Rick Shane: Got it. I appreciate the color. Thanks, guys.
Matt Salem: Thank you.
Operator: And the next question is from Kaili Wang from Citi. Please go ahead.
Kaili Wang: Thank you. Maybe you could talk about as you look at the new deal opportunities coming to the market today, how are the spreads trending and what are you seeing from the competitive front in general?
Matt Salem: Yes, thank you for the question. It’s Matt again. I’ll take that. Again, I’ll speak a little bit to our broader. The broader real estate credit platform here at KKR where we’re actively lending in the market on a daily basis. I would say we, again, we have a pretty big return in transaction volumes, both acquisition and refinance needs. Our pipeline right now across all of our different pockets of capital is up over 50% from last year. Still down from, call it the peak 21 type of levels, but has picked up a lot over the course of the last, call it couple months, as you saw the Fed pivot. And where we’re seeing the most competition, I would say, is on real stabilized assets and the insurance capital and the agencies, Freddie Mac, and Fannie Mae.

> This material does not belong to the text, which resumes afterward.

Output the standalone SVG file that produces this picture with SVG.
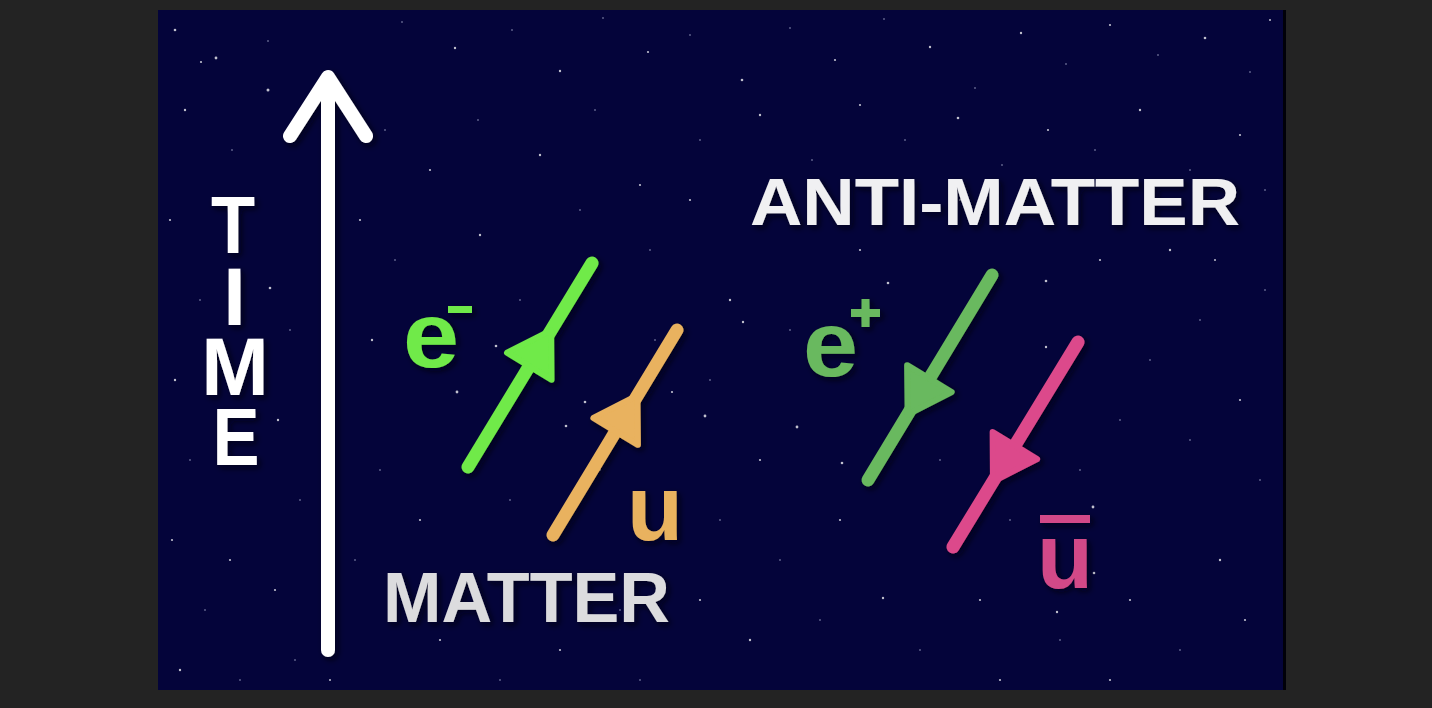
<svg xmlns="http://www.w3.org/2000/svg" width="1432" height="708" viewBox="0 0 1432 708">
<style>
.txt{font-family:"Liberation Sans","Arial",sans-serif;font-weight:bold}
.star{fill:#ffffff;opacity:.75}
.dim{fill:#c8cce8;opacity:.45}
.line{fill:none;stroke-width:13;stroke-linecap:round}
</style>
<defs>
<filter id="sh" x="-20%" y="-20%" width="140%" height="140%">
<feDropShadow dx="3" dy="3" stdDeviation="3" flood-color="#000010" flood-opacity="0.75"/>
</filter>
<marker id="ah-lime" markerUnits="userSpaceOnUse" viewBox="-10 -35 60 70" markerWidth="60" markerHeight="70" refX="0" refY="0" orient="auto" overflow="visible">
<path d="M2,-26 L44,0 L2,26 Z" fill="#6FEA48" stroke="#6FEA48" stroke-width="6" stroke-linejoin="round"/>
</marker>
<marker id="ah-orange" markerUnits="userSpaceOnUse" viewBox="-10 -35 60 70" markerWidth="60" markerHeight="70" refX="0" refY="0" orient="auto" overflow="visible">
<path d="M2,-26 L44,0 L2,26 Z" fill="#E9B25E" stroke="#E9B25E" stroke-width="6" stroke-linejoin="round"/>
</marker>
<marker id="ah-green" markerUnits="userSpaceOnUse" viewBox="-10 -35 60 70" markerWidth="60" markerHeight="70" refX="0" refY="0" orient="auto" overflow="visible">
<path d="M2,-26 L44,0 L2,26 Z" fill="#69B95E" stroke="#69B95E" stroke-width="6" stroke-linejoin="round"/>
</marker>
<marker id="ah-pink" markerUnits="userSpaceOnUse" viewBox="-10 -35 60 70" markerWidth="60" markerHeight="70" refX="0" refY="0" orient="auto" overflow="visible">
<path d="M2,-26 L44,0 L2,26 Z" fill="#DC4A8B" stroke="#DC4A8B" stroke-width="6" stroke-linejoin="round"/>
</marker>
</defs>

<rect x="0" y="0" width="1432" height="708" fill="#232323"/>
<rect x="158" y="10" width="1128" height="680" fill="#000008"/>
<rect x="158" y="10" width="1125" height="680" fill="#04043A"/>

<g id="stars">
<circle class="star" cx="175" cy="30" r="1.3"/><circle class="star" cx="201" cy="62" r="1.1"/><circle class="dim" cx="268" cy="41" r="1"/><circle class="star" cx="268" cy="90" r="1.5"/>
<circle class="dim" cx="402" cy="22" r="1"/><circle class="star" cx="455" cy="48" r="1.2"/><circle class="dim" cx="512" cy="30" r="1"/><circle class="star" cx="560" cy="71" r="1.2"/>
<circle class="dim" cx="603" cy="18" r="1"/><circle class="star" cx="648" cy="52" r="1.1"/><circle class="dim" cx="690" cy="35" r="1"/><circle class="star" cx="742" cy="80" r="1.3"/>
<circle class="dim" cx="790" cy="28" r="1"/><circle class="star" cx="835" cy="60" r="1.1"/><circle class="dim" cx="884" cy="19" r="1"/><circle class="star" cx="930" cy="47" r="1.2"/>
<circle class="dim" cx="975" cy="88" r="1"/><circle class="star" cx="1021" cy="33" r="1.2"/><circle class="dim" cx="1066" cy="64" r="1"/><circle class="star" cx="1110" cy="25" r="1.1"/>
<circle class="dim" cx="1158" cy="55" r="1"/><circle class="star" cx="1205" cy="38" r="1.3"/><circle class="dim" cx="1250" cy="72" r="1"/><circle class="star" cx="1270" cy="20" r="1"/>
<circle class="star" cx="185" cy="110" r="1.2"/><circle class="dim" cx="232" cy="150" r="1"/><circle class="star" cx="216" cy="58" r="1.4"/><circle class="dim" cx="385" cy="130" r="1"/>
<circle class="star" cx="430" cy="170" r="1.1"/><circle class="dim" cx="478" cy="120" r="1"/><circle class="star" cx="540" cy="155" r="1.2"/><circle class="dim" cx="595" cy="110" r="1"/>
<circle class="star" cx="640" cy="185" r="1.1"/><circle class="dim" cx="700" cy="140" r="1"/><circle class="star" cx="760" cy="115" r="1.2"/><circle class="dim" cx="812" cy="160" r="1"/>
<circle class="star" cx="860" cy="105" r="1.1"/><circle class="dim" cx="905" cy="140" r="1"/><circle class="star" cx="958" cy="118" r="1.3"/><circle class="dim" cx="1002" cy="165" r="1"/>
<circle class="star" cx="1048" cy="130" r="1.1"/><circle class="dim" cx="1095" cy="150" r="1"/><circle class="star" cx="1140" cy="110" r="1.2"/><circle class="dim" cx="1190" cy="170" r="1"/>
<circle class="star" cx="1240" cy="135" r="1.1"/><circle class="dim" cx="1265" cy="190" r="1"/><circle class="star" cx="170" cy="220" r="1.1"/><circle class="dim" cx="200" cy="300" r="1"/>
<circle class="star" cx="175" cy="380" r="1.2"/><circle class="dim" cx="190" cy="460" r="1"/><circle class="star" cx="172" cy="540" r="1.1"/><circle class="dim" cx="205" cy="610" r="1"/>
<circle class="star" cx="180" cy="670" r="1.2"/><circle class="star" cx="270" cy="288" r="1.3"/><circle class="dim" cx="290" cy="330" r="1"/><circle class="star" cx="278" cy="420" r="1.2"/>
<circle class="dim" cx="300" cy="500" r="1"/><circle class="star" cx="275" cy="590" r="1.1"/><circle class="dim" cx="295" cy="660" r="1"/><circle class="star" cx="360" cy="220" r="1.1"/>
<circle class="dim" cx="395" cy="260" r="1"/><circle class="star" cx="372" cy="340" r="1.2"/><circle class="star" cx="457" cy="392" r="1.4"/><circle class="dim" cx="380" cy="470" r="1"/>
<circle class="star" cx="420" cy="520" r="1.1"/><circle class="dim" cx="355" cy="560" r="1"/><circle class="star" cx="440" cy="640" r="1.1"/><circle class="dim" cx="500" cy="680" r="1"/>
<circle class="star" cx="480" cy="235" r="1.2"/><circle class="dim" cx="520" cy="300" r="1"/><circle class="star" cx="496" cy="346" r="1.3"/><circle class="star" cx="585" cy="402" r="1.3"/>
<circle class="dim" cx="510" cy="500" r="1"/><circle class="star" cx="600" cy="470" r="1.1"/><circle class="star" cx="566" cy="426" r="1.3"/><circle class="dim" cx="620" cy="610" r="1"/>
<circle class="star" cx="700" cy="600" r="1.1"/><circle class="dim" cx="720" cy="520" r="1"/><circle class="star" cx="705" cy="416" r="1.4"/><circle class="dim" cx="650" cy="250" r="1"/>
<circle class="star" cx="730" cy="300" r="1.2"/><circle class="dim" cx="710" cy="380" r="1"/><circle class="star" cx="760" cy="460" r="1.1"/><circle class="dim" cx="780" cy="560" r="1"/>
<circle class="star" cx="750" cy="640" r="1.2"/><circle class="dim" cx="820" cy="620" r="1"/><circle class="star" cx="840" cy="520" r="1.1"/><circle class="star" cx="797" cy="427" r="1.4"/>
<circle class="dim" cx="790" cy="330" r="1"/><circle class="star" cx="860" cy="250" r="1.1"/><circle class="star" cx="888" cy="283" r="1.3"/><circle class="dim" cx="940" cy="460" r="1"/>
<circle class="star" cx="842" cy="463" r="1.3"/><circle class="dim" cx="920" cy="650" r="1"/><circle class="star" cx="980" cy="600" r="1.1"/><circle class="dim" cx="1010" cy="520" r="1"/>
<circle class="star" cx="1046" cy="347" r="1.2"/><circle class="star" cx="1046" cy="281" r="1.3"/><circle class="star" cx="1100" cy="260" r="1.1"/><circle class="dim" cx="1120" cy="420" r="1"/>
<circle class="star" cx="1093" cy="507" r="1.4"/><circle class="star" cx="1094" cy="573" r="1.3"/><circle class="star" cx="1130" cy="600" r="1.1"/><circle class="dim" cx="1180" cy="650" r="1"/>
<circle class="star" cx="1220" cy="560" r="1.2"/><circle class="dim" cx="1260" cy="480" r="1"/><circle class="star" cx="1240" cy="400" r="1.1"/><circle class="dim" cx="1200" cy="320" r="1"/>
<circle class="star" cx="1170" cy="250" r="1.2"/><circle class="dim" cx="1265" cy="290" r="1"/><circle class="star" cx="1000" cy="680" r="1.1"/><circle class="dim" cx="1060" cy="640" r="1"/>
<circle class="star" cx="1110" cy="680" r="1.1"/><circle class="dim" cx="640" cy="680" r="1"/><circle class="star" cx="560" cy="650" r="1.1"/><circle class="dim" cx="420" cy="600" r="1"/>
<circle class="star" cx="330" cy="680" r="1"/><circle class="dim" cx="240" cy="680" r="1"/><circle class="star" cx="1245" cy="620" r="1.1"/><circle class="dim" cx="1080" cy="470" r="1"/>
<circle class="star" cx="960" cy="200" r="1.1"/><circle class="dim" cx="580" cy="210" r="1"/><circle class="star" cx="690" cy="200" r="1.1"/><circle class="dim" cx="1190" cy="440" r="1"/>
<circle class="star" cx="230" cy="560" r="1.1"/><circle class="star" cx="743" cy="322" r="1.2"/><circle class="star" cx="1057" cy="612" r="1.2"/><circle class="star" cx="883" cy="598" r="1.2"/>
<circle class="dim" cx="1150" cy="360" r="1"/><circle class="star" cx="1215" cy="260" r="1"/><circle class="dim" cx="655" cy="340" r="1"/><circle class="star" cx="672" cy="392" r="1.1"/>
</g>

<g id="time-axis" filter="url(#sh)">
<path d="M328,650 L328,78 M290,136 L328,77 L366,136" fill="none" stroke="#FFFFFF" stroke-width="14" stroke-linecap="round" stroke-linejoin="round"/>
</g>

<g id="time-label" filter="url(#sh)">
<text class="txt" fill="#FFFFFF" font-size="81" text-anchor="middle"><tspan x="233" y="253" textLength="44" lengthAdjust="spacingAndGlyphs">T</tspan><tspan x="234.5" y="325">I</tspan><tspan x="235" y="395">M</tspan><tspan x="236" y="465" textLength="47" lengthAdjust="spacingAndGlyphs">E</tspan></text>
</g>

<g id="connectors" filter="url(#sh)">
<path id="electron" class="line" d="M468,467 L528.2,367.9 L592,263" stroke="#6FEA48" marker-mid="url(#ah-lime)"/>
<path id="up-quark" class="line" d="M553,535 L614.6,433.1 L677,330" stroke="#E9B25E" marker-mid="url(#ah-orange)"/>
<path id="positron" class="line" d="M992,275 L930.4,376.9 L868,480" stroke="#69B95E" marker-mid="url(#ah-green)"/>
<path id="anti-up" class="line" d="M1078,342 L1015.9,443.9 L953,547" stroke="#DC4A8B" marker-mid="url(#ah-pink)"/>
</g>

<g id="label-electron" filter="url(#sh)">
<text class="txt" x="403" y="367" font-size="92" fill="#6FEA48" textLength="56" lengthAdjust="spacingAndGlyphs">e</text>
<rect x="448" y="306" width="24" height="7" fill="#6FEA48"/>
</g>

<g id="label-up" filter="url(#sh)">
<text class="txt" x="627" y="540" font-size="92" fill="#E9B25E" textLength="56" lengthAdjust="spacingAndGlyphs">u</text>
</g>

<g id="label-positron" filter="url(#sh)">
<text class="txt" x="803" y="376" font-size="92" fill="#69B95E" textLength="55" lengthAdjust="spacingAndGlyphs">e</text>
<path d="M851,313 H880 M865.5,299 V327" stroke="#69B95E" stroke-width="8" fill="none"/>
</g>

<g id="label-antiup" filter="url(#sh)">
<text class="txt" x="1037" y="588" font-size="92" fill="#D24A88" textLength="56" lengthAdjust="spacingAndGlyphs">u</text>
<rect x="1040" y="515" width="50" height="8" fill="#D24A88"/>
</g>

<g id="label-matter" filter="url(#sh)">
<text class="txt" x="383" y="622" font-size="70" fill="#DCDCDE" textLength="287" lengthAdjust="spacingAndGlyphs">MATTER</text>
</g>

<g id="label-antimatter" filter="url(#sh)">
<text class="txt" x="750" y="225" font-size="67" fill="#F0F0F2" textLength="490" lengthAdjust="spacingAndGlyphs">ANTI-MATTER</text>
</g>
</svg>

I think that’s really where you’ve seen the most aggressive from a spread perspective, from a spread of yield. As you look at what’s going on with investment-grade corporates, you look at what’s going on with CMBS, there’s spread tightening happening across most of fixed income. And that’s happening in the loan market as well. So, if, like, stabilized lending, what used to be low 200s type of spread is now gravitating into the 100s. We’ve seen insurance companies go as tight as 150 base points over at this point. So, it is — there’s clearly a lot of demand for lending in today’s market. I think the big question, as we all know, is the banking market. They are roughly 40% of the overall commercial real estate lending market. We’ve seen a little bit more bank activity, but it’s still largely on the sidelines.

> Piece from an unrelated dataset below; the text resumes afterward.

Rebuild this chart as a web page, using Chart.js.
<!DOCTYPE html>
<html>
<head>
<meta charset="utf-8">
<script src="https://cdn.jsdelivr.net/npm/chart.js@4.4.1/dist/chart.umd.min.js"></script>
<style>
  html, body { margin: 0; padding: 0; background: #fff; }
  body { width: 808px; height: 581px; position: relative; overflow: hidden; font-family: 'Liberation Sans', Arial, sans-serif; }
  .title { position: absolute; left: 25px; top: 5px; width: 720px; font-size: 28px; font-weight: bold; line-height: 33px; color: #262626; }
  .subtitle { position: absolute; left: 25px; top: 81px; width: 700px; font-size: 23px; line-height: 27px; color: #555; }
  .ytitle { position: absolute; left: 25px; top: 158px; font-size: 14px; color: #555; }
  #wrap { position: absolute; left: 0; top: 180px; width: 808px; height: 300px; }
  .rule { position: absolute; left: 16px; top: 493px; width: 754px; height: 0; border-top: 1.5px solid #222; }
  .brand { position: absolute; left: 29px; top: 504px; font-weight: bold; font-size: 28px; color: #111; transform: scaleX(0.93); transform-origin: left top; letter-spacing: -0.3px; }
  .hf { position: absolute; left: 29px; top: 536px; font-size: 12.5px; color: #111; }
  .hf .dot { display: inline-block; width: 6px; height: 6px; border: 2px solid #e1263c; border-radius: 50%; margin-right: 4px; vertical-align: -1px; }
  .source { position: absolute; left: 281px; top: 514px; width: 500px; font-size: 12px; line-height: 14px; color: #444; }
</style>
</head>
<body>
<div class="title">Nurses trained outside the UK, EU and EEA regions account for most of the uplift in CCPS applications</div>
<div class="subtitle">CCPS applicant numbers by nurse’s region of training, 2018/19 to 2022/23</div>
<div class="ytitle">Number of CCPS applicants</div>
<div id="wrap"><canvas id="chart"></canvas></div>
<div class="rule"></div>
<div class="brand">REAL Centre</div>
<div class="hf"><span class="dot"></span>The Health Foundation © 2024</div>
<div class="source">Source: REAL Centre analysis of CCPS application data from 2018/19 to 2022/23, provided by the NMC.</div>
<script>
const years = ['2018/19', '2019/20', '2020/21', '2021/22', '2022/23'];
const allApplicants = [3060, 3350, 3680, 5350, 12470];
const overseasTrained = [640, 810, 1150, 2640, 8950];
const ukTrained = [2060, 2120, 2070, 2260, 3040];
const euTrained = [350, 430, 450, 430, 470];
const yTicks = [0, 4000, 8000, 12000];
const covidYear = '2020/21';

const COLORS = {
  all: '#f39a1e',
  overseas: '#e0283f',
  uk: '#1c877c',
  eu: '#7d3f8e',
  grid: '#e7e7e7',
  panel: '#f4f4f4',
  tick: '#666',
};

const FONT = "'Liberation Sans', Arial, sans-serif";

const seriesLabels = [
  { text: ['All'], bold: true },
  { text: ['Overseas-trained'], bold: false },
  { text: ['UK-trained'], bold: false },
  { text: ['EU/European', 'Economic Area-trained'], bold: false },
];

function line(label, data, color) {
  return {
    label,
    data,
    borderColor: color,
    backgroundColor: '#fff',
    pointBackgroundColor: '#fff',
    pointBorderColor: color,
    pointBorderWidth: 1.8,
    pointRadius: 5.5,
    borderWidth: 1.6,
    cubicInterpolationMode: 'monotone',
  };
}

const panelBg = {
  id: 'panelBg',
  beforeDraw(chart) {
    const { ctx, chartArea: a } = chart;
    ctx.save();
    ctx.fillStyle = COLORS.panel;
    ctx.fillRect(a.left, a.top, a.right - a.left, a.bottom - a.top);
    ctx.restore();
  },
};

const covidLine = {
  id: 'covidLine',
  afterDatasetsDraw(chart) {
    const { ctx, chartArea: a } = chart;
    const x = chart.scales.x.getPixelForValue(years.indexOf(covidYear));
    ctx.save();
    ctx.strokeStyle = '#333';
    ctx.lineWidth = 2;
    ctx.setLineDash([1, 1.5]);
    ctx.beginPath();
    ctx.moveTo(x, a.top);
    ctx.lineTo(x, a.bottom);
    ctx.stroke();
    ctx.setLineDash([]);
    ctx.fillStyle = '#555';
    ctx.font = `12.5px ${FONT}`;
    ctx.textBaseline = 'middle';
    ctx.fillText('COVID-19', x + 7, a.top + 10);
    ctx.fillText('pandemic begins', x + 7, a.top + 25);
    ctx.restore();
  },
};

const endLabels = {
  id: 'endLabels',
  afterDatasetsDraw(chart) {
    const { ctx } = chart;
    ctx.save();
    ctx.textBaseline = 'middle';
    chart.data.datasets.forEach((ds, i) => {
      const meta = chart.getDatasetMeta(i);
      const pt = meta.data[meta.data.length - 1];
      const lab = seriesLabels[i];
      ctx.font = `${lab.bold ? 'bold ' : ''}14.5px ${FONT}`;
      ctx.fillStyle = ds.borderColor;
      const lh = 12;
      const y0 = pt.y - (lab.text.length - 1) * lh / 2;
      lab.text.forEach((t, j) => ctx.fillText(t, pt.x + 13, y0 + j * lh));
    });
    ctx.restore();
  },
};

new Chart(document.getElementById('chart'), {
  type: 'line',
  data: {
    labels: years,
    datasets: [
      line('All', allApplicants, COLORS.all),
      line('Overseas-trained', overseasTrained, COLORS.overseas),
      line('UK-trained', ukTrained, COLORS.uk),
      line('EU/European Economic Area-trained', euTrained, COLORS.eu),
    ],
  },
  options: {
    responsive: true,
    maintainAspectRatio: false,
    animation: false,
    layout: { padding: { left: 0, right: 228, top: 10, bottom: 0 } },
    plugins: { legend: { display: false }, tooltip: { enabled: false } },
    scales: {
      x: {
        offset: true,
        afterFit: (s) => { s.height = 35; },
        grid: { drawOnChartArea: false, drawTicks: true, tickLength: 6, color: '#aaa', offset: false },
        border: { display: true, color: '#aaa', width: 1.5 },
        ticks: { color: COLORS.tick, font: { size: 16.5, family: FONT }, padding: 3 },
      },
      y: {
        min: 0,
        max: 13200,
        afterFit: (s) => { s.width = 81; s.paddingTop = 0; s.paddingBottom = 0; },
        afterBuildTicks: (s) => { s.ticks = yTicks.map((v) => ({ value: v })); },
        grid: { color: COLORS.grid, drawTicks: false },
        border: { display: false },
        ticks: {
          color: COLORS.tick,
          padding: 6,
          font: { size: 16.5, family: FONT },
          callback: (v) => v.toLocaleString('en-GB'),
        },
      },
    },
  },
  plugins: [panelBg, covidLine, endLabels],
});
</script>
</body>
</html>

And as we start to pick up volumes this year, that’s the big question is, will there be a gap in the need for financing? Of course, there’ll be some alternative lenders like ourselves that can step in and fill that gap. But I think that will — this year we’ll figure out a little bit of how much the banking system is really going to come back online. One good news for KREF, I’d say, is that what we are seeing from especially the larger banks is a willingness to lend on loan-on-loan facilities, warehouse facilities, much more. There’s been a little bit of a shift away from direct lending, mortgage origination, into more facility type of lending. It’s better capital. It’s safer. And so, that will be in my mind one of the big changes as we come out of this market environment is as the banks reduce their footprint in the direct mortgage origination business they’ll likely increase their footprint in the loan on loan and warehouse side of things.
Kaili Wang: Great. Thanks for the comment.
Matt Salem: Thank you.
Operator: And ladies and gentlemen, this concludes our question and answer session. I would like to turn the conference back over to Jack Switala for any closing remarks.
Jack Switala: Well, great. Thanks, Operator, and thanks, everyone, for joining today. You can reach out to me or the team here if you have any questions. Thanks and take care.
Operator: The conference has now concluded. Thank you for attending today’s presentation. You may now disconnect.